I began my career at Multnomah County (OR) Library (MCL) on October 27, 1997, as a youth librarian in the School Corps program. I was thrilled to land my first professional level position in a library so well regarded and supported by its community. I loved the opportunity to combine my passions for education (I went to college to be an English teacher) and public libraries. For the next six years, I worked directly in schools, supporting educators by creating booklists and delivering presentations to entice reluctant readers and showcase the resources of the public library. And schlepping untold thousands of books, along with a ginormous projector (remember those?), a portable screen, and a laptop.

Through a series of assignments at Portland’s historic Central Library, I learned so much about library service and also about myself. New responsibilities and skill sets enriched and challenged me in ways that I will always appreciate. Later, I pursued an opportunity to become deputy director for MCL. The next year, I had the great honor of becoming MCL’s director of libraries. Since then, our library system has navigated many of the same challenges facing public libraries everywhere: insufficient funding, busy but outmoded facilities, and a tectonic shift in demand for virtual resources.

In my eighteen years at this library, I’ve been afforded a rich set of professional challenges and opportunities. While each of these stages of my path has offered something new, they have also taken me away from direct and personal interactions with the people the library serves. The personal rewards I once derived from helping a patron get exactly what she needs now come in more limited quantities. When I do get the opportunity to experience these interactions, they resonate more profoundly and always serve to remind me why we do this work.

One of those happened last spring when I had the pleasure of congratulating “graduates” of a program called Listos para el kinder. A culturally responsive early literacy program provided in Spanish, Listos para el kinder enhances kindergarten readiness for Spanish-speaking children ages four to five who have not had the opportunity to benefit from early childhood community programs. The twelve-week program is offered at several of
our libraries each year. A beaming young participant insisted on reading aloud to me his favorite picture book and at the end of the ceremony gave me a huge hug that I will never forget. The pride and accomplishment he exuded in that moment touched my heart.

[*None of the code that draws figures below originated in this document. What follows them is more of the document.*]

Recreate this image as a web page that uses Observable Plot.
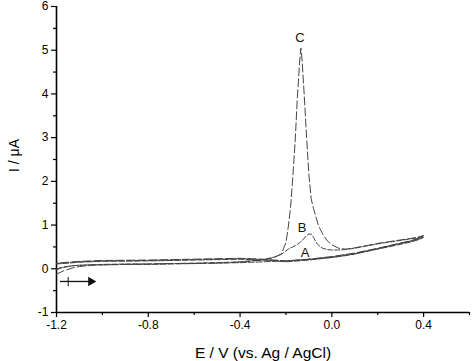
<!DOCTYPE html>
<html><head><meta charset="utf-8">
<script src="https://cdn.jsdelivr.net/npm/d3@7"></script>
<script src="https://cdn.jsdelivr.net/npm/@observablehq/plot@0.6"></script>
<style>body{margin:0;background:#fff} svg{display:block}</style>
</head><body><div id="chart"></div>
<script>
// Forward (anodic) scan potentials, V
const eForward = [-1.2, -1.17, -1.13, -1.1, -1.05, -1.0, -0.9, -0.8, -0.7, -0.6, -0.5, -0.4, -0.3, -0.25, -0.22, -0.21, -0.2, -0.19, -0.18, -0.17, -0.16, -0.15, -0.14, -0.135, -0.13, -0.12, -0.11, -0.1, -0.09, -0.08, -0.07, -0.06, -0.05, -0.04, -0.02, 0.0, 0.03, 0.06, 0.1, 0.15, 0.2, 0.25, 0.3, 0.35, 0.38, 0.4];
const iForwardA = [0.0, 0.04, 0.07, 0.08, 0.09, 0.09, 0.1, 0.1, 0.11, 0.12, 0.13, 0.14, 0.16, 0.17, 0.18, 0.18, 0.18, 0.19, 0.19, 0.19, 0.2, 0.2, 0.2, 0.2, 0.21, 0.21, 0.21, 0.22, 0.22, 0.22, 0.23, 0.23, 0.24, 0.24, 0.25, 0.26, 0.28, 0.3, 0.34, 0.4, 0.46, 0.52, 0.58, 0.64, 0.68, 0.72];
const iForwardB = [-0.02, 0.03, 0.07, 0.08, 0.09, 0.1, 0.11, 0.11, 0.12, 0.13, 0.14, 0.16, 0.21, 0.27, 0.33, 0.37, 0.41, 0.45, 0.48, 0.5, 0.53, 0.56, 0.6, 0.62, 0.64, 0.7, 0.76, 0.8, 0.79, 0.72, 0.62, 0.55, 0.5, 0.47, 0.44, 0.43, 0.43, 0.44, 0.47, 0.52, 0.57, 0.61, 0.65, 0.69, 0.72, 0.75];
const iForwardC = [-0.12, -0.05, 0.02, 0.05, 0.08, 0.09, 0.1, 0.11, 0.12, 0.12, 0.13, 0.15, 0.2, 0.26, 0.34, 0.47, 0.6, 0.95, 1.4, 2.1, 2.9, 3.95, 4.75, 5.05, 4.8, 3.95, 3.0, 2.15, 1.6, 1.38, 1.2, 1.02, 0.9, 0.8, 0.64, 0.55, 0.47, 0.45, 0.48, 0.53, 0.58, 0.62, 0.66, 0.7, 0.73, 0.76];
// Reverse (cathodic) scan potentials, V
const eReverse = [0.4, 0.38, 0.35, 0.3, 0.2, 0.1, 0.0, -0.1, -0.2, -0.3, -0.4, -0.6, -0.8, -1.0, -1.1, -1.15, -1.2];
const iReverseA = [0.72, 0.67, 0.62, 0.56, 0.45, 0.34, 0.26, 0.2, 0.16, 0.2, 0.22, 0.2, 0.18, 0.17, 0.15, 0.13, 0.11];
const iReverseB = [0.75, 0.7, 0.64, 0.58, 0.46, 0.35, 0.27, 0.21, 0.17, 0.21, 0.23, 0.21, 0.19, 0.18, 0.16, 0.14, 0.12];
const iReverseC = [0.76, 0.71, 0.65, 0.59, 0.47, 0.36, 0.28, 0.22, 0.18, 0.22, 0.24, 0.22, 0.2, 0.19, 0.17, 0.15, 0.13];

const curveNames = ["A", "B", "C"];
const labelE = [-0.117, -0.13, -0.139];
const labelI = [0.37, 0.94, 5.29];

const xTicks = [-1.2, -0.8, -0.4, 0.0, 0.4];
const xMinorTicks = [-1.0, -0.6, -0.2, 0.2, 0.6];
const yTicks = [-1, 0, 1, 2, 3, 4, 5, 6];
const yMinorTicks = [-0.5, 0.5, 1.5, 2.5, 3.5, 4.5, 5.5];

// scan-direction arrow annotation (data units)
const arrowE = [-1.183, -1.05];
const arrowI = [-0.29];
const arrowTickE = [-1.149];
const arrowTickI = [-0.2, -0.41];

const forwardI = {A: iForwardA, B: iForwardB, C: iForwardC};
const reverseI = {A: iReverseA, B: iReverseB, C: iReverseC};
const rows = [];
for (const c of curveNames) {
  eForward.forEach((e, k) => rows.push({curve: c, E: e, I: forwardI[c][k]}));
  eReverse.forEach((e, k) => rows.push({curve: c, E: e, I: reverseI[c][k]}));
}
const labels = curveNames.map((c, k) => ({name: c, E: labelE[k], I: labelI[k]}));
const dashes = {A: "6,2", B: "5,2", C: "8,3"};

const font = "'Liberation Sans', Arial, sans-serif";
const chart = Plot.plot({
  width: 474, height: 361,
  marginLeft: 56, marginRight: 5, marginTop: 6, marginBottom: 49,
  style: {fontFamily: font, fontSize: "12px", color: "#000", background: "#fff"},
  x: {domain: [-1.2, 0.6]},
  y: {domain: [-1, 6]},
  marks: [
    Plot.axisX(xTicks, {tickSize: 5, tickPadding: 3, tickFormat: d => d.toFixed(1), label: null, fontSize: 12, strokeWidth: 1.2}),
    Plot.axisX(xMinorTicks, {tickSize: 3, tickFormat: () => "", label: null, strokeWidth: 1.2}),
    Plot.axisY(yTicks, {tickSize: 5, tickPadding: 3, tickFormat: d => String(d), label: null, fontSize: 12, strokeWidth: 1.2}),
    Plot.axisY(yMinorTicks, {tickSize: 3, tickFormat: () => "", label: null, strokeWidth: 1.2}),
    Plot.ruleX([-1.2], {stroke: "#000", strokeWidth: 1.6}),
    Plot.ruleY([-1], {stroke: "#000", strokeWidth: 1.6}),
    ...curveNames.map(c => Plot.line(rows.filter(r => r.curve === c), {
      x: "E", y: "I", stroke: "#444", strokeWidth: 1, strokeDasharray: dashes[c], curve: "linear"
    })),
    Plot.text(labels, {x: "E", y: "I", text: "name", fontSize: 13, fill: "#111"}),
    Plot.ruleY(arrowI, {x1: arrowE[0], x2: arrowE[1], stroke: "#111", strokeWidth: 1.3}),
    Plot.dot(arrowI, {x: arrowE[1], y: d => d, symbol: "triangle", rotate: 90, r: 3.5, fill: "#111", stroke: null}),
    Plot.ruleX(arrowTickE, {y1: arrowTickI[0], y2: arrowTickI[1], stroke: "#111", strokeWidth: 1}),
    Plot.text(["E / V (vs. Ag / AgCl)"], {frameAnchor: "bottom", textAnchor: "middle", dy: 45, lineAnchor: "bottom", fontSize: 15.5}),
    Plot.text(["I / \u03bcA"], {frameAnchor: "left", textAnchor: "middle", dx: -42, dy: -4, rotate: -90, fontSize: 14})
  ]
});
document.getElementById("chart").appendChild(chart);
</script>
</body></html>
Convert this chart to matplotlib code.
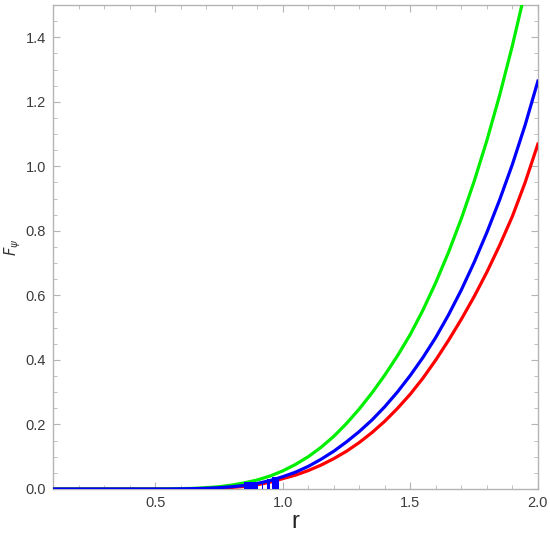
import numpy as np
import matplotlib
matplotlib.use("Agg")
import matplotlib.pyplot as plt
from matplotlib.ticker import MultipleLocator

plt.rcParams["font.family"] = ["Liberation Sans", "DejaVu Sans"]

# values
r_green = [0.1, 0.5, 0.55, 0.6, 0.65, 0.7, 0.75, 0.8, 0.85, 0.9, 0.95, 1.0,
           1.05, 1.1, 1.15, 1.2, 1.25, 1.3, 1.35, 1.4, 1.45, 1.5, 1.55, 1.6,
           1.65, 1.7, 1.75, 1.8, 1.85, 1.9, 1.95]
F_green = [0.0, 0.0, 0.0003, 0.001, 0.002, 0.004, 0.007, 0.012, 0.019, 0.028,
           0.040, 0.056, 0.076, 0.100, 0.129, 0.163, 0.203, 0.248, 0.298,
           0.353, 0.413, 0.479, 0.555, 0.640, 0.734, 0.838, 0.953, 1.080,
           1.220, 1.374, 1.543]

r_blue = [0.1, 0.55, 0.6, 0.65, 0.7, 0.75, 0.8, 0.85, 0.9, 0.95, 1.0, 1.05,
          1.1, 1.15, 1.2, 1.25, 1.3, 1.35, 1.4, 1.45, 1.5, 1.55, 1.6, 1.65,
          1.7, 1.75, 1.8, 1.85, 1.9, 1.95, 2.0]
F_blue = [0.0, 0.0, 0.0005, 0.001, 0.002, 0.004, 0.007, 0.011, 0.017, 0.026,
          0.038, 0.052, 0.070, 0.092, 0.117, 0.146, 0.178, 0.214, 0.255,
          0.301, 0.352, 0.408, 0.470, 0.540, 0.617, 0.702, 0.795, 0.896,
          1.006, 1.128, 1.264]

r_red = [0.1, 0.6, 0.65, 0.7, 0.75, 0.8, 0.85, 0.9, 0.95, 1.0, 1.05, 1.1,
         1.15, 1.2, 1.25, 1.3, 1.35, 1.4, 1.45, 1.5, 1.55, 1.6, 1.65, 1.7,
         1.75, 1.8, 1.85, 1.9, 1.95, 2.0]
F_red = [0.0, 0.0003, 0.0007, 0.0015, 0.003, 0.005, 0.008, 0.013, 0.021,
         0.032, 0.043, 0.057, 0.074, 0.094, 0.117, 0.144, 0.175, 0.210,
         0.250, 0.294, 0.344, 0.400, 0.461, 0.526, 0.596, 0.672, 0.755,
         0.845, 0.950, 1.069]

# blue numerical artefact bands near r ~ 0.85-0.98
spike_left = [0.848, 0.918, 0.938, 0.958]
spike_width = [0.057, 0.005, 0.012, 0.027]
spike_height = [0.023, 0.026, 0.032, 0.038]

frame = "#b4b4b4"
tick_txt = "#3c3c3c"

fig = plt.figure(figsize=(5.5, 5.35), dpi=100)
ax = fig.add_axes([0.0964, 0.086, 0.8816, 0.9047])

ax.plot(r_red, F_red, color="#ff0000", lw=2.3, zorder=3)
ax.plot(r_green, F_green, color="#00ee00", lw=2.3, zorder=3)
ax.bar(spike_left, spike_height, width=spike_width, align="edge",
       color="#0000ff", lw=0, zorder=4)
ax.plot(r_blue, F_blue, color="#0000ff", lw=2.3, zorder=4)

ax.set_xlim(0.1, 2.0)
ax.set_ylim(0.0, 1.5)
ax.xaxis.set_minor_locator(MultipleLocator(0.1))
ax.yaxis.set_major_locator(MultipleLocator(0.2))
ax.yaxis.set_minor_locator(MultipleLocator(0.05))
ax.set_xticks([0.5, 1.0, 1.5, 2.0])
ax.set_xticklabels(["0.5", "1.0", "1.5", "2.0"])

for s in ax.spines.values():
    s.set_color(frame)
    s.set_linewidth(1.0)
ax.tick_params(which="both", direction="in", top=True, right=True,
               color=frame, labelcolor=tick_txt, labelsize=10.5)
ax.tick_params(which="major", length=5, width=0.8, pad=5)
ax.tick_params(which="minor", length=3, width=0.6)

ax.set_xlabel("r", fontsize=17, color="#222222", labelpad=1)
ax.set_ylabel(r"$F_{\psi}$", fontsize=10.5, color="#333333", labelpad=2)

fig.savefig("out.png", dpi=100)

Later in the summer, I volunteered to serve food at one of our free lunch programs. I asked an endless line of kids whether they wanted an apple or orange and chocolate or white milk (guess which ran out first?). A young mother brought in her very shy little boy and escorted him through the line while he struggled with his choices. When he got to my station, it took a bit of cajoling and a lot of smiles to get him comfortable making a decision.
He and his mother sat at a table within my sight and I watched as he wolfed down his lunch under his mother’s watchful eye. Afterward, the mother quietly approached me and thanked me for providing this meal. She said neither she nor her son had eaten since the day before.

These moments amount to some of the most poignant and impactful ones in my career: the citizenship ceremony where people representing eighteen
different countries, surrounded by family and friends in our Central Library, beamed when they received their certificates and eagerly and proudly filled out their voter registration cards for the first time; standing with a group of students at an alternative high school who asked Supreme Court Justice Sonia Sotomayor their thoughtful questions about her memoir and life; and being present with teens who nervously screened videos to a room full of people in our North Portland branch using new skills while demonstrating the influence of elders in their lives.

These too-infrequent but deeply affecting experiences are just drops in the proverbial bucket that is the impact our libraries have on those in our communities day in and day out. How wonderfully fortunate we are to do work that not only helps those we serve but rewards and enriches our own existences. Wherever your library may be and whatever services it offers, you are enabling these kinds of moments that have profound impacts on people’s lives. I can’t imagine a better way to earn my keep.